I am not immune to this game of wish fulfilment. Now that Imran appears to be a genuine electoral threat, I would like to make the case, with a bit of logic and a lot of hope, that the PTI will be Pakistan’s first post-ethnic party.
First, a short history lesson: unlike many other countries, say the UK for example, political parties here are mostly identified by the ethnicities (or, in the case of the MQM, language) of its voters more than by their class or income. The ANP has its Pakhtun constituency, the MQM the Muhajirs and no matter how hard they try to be truly national parties, the PPP and PML-N will always first be seen as creatures of Sindh and Punjab, respectively. The one exception to this was the PPP in the 1970 elections which swept Central Punjab far more comprehensively than it did Sindh.

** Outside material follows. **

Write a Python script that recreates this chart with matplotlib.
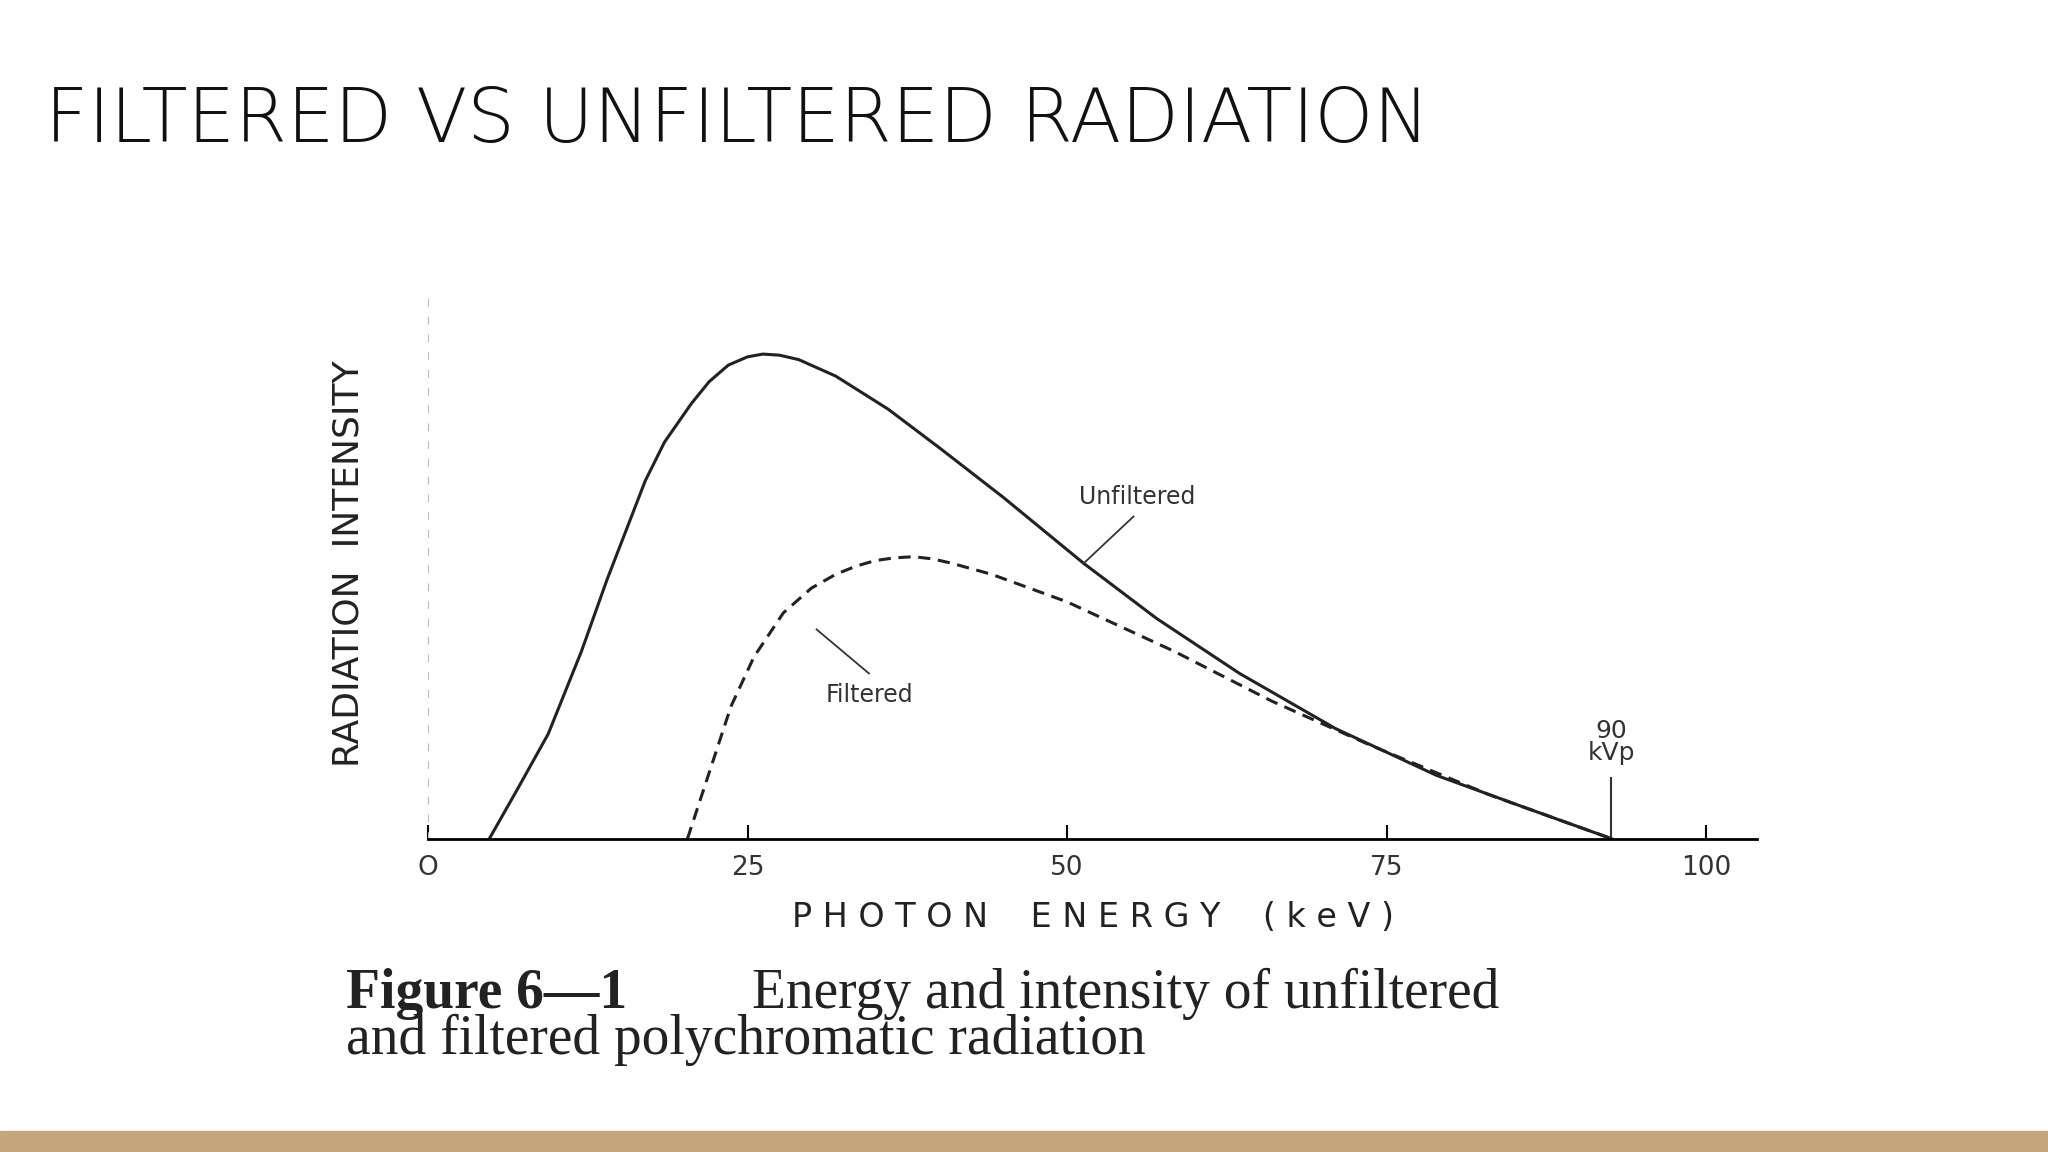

But Zulfikar Ali Bhutto, and before him Ayub Khan ensured that Pakistan’s political parties would end up being divided along ethnic lines. The imposition of Urdu — which at the time was the mother tongue of less than 10 per cent of West Pakistan — as the national language in 1961, followed by Ayub’s One Unit Scheme had inflamed just about every ethnic group in the country. ZAB, and just about every ruler who followed him, exacerbated the problem by refusing to acknowledge and accommodate pressures for ethnic autonomy. Since then, politics in Pakistan has to some extent been the story of ethnic mobilisation.

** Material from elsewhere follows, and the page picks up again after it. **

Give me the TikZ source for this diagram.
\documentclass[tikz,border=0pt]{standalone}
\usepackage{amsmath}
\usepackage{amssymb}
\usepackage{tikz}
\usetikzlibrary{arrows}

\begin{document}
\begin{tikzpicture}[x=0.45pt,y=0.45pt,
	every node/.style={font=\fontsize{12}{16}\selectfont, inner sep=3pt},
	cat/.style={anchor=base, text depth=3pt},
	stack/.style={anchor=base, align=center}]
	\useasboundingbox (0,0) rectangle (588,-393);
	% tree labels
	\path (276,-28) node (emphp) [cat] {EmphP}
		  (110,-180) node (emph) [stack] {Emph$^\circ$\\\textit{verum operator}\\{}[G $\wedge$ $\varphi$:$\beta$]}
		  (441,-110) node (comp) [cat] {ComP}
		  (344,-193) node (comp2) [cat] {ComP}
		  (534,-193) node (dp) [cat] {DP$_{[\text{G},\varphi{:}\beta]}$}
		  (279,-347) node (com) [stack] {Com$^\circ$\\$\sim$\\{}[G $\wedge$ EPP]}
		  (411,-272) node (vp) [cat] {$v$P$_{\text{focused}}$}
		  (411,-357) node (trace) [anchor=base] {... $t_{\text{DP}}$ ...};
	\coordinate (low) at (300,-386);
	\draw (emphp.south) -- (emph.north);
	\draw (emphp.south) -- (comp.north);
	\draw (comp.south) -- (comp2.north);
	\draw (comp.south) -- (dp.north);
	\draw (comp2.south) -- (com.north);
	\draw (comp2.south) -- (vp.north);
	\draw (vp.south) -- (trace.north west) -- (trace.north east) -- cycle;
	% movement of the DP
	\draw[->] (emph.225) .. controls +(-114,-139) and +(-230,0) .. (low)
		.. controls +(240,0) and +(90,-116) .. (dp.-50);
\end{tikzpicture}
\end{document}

There may now be a small opening for a political party which bucks this trend. Rather than being counted on the basis of their ethnicity, Pakistan’s estimated 60 million-strong population that can be classified as middle class should be seen as one voting bloc that is up for grabs. In that may lie the path to electoral victory and a move away from our ethnic politics. There is a common misconception that the burgeoning middle class is an entirely urban phenomenon and thus of little value at the polls. But all four provinces have a rural middle class of anywhere between 15-25 per cent, a substantial portion of the electorate that can be convinced to vote on the basis of economic interests rather than ethnic solidarity.

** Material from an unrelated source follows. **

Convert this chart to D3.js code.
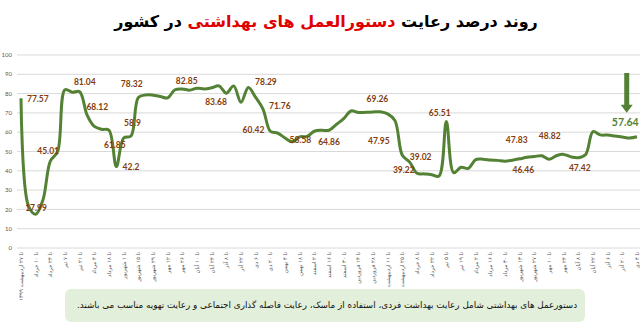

This is where the PTI steps in. To the extent that it has an agenda, it can fairly be described as populist. More so than any other party, it relies on religious nationalist rhetoric, rather than ethnic appeals. The constant focus on corruption is aimed at a salaried middle class that is disgusted at having to pay taxes, while those richer than them manage to evade doing so. In essence, this is the same strategy the Jamaat-e-Islami used for political success in Karachi before it was supplanted by the MQM. Except this time, the PTI may show that the country is ready for a national party pitched to the middle class.
Published in The Express Tribune, January 11th, 2012.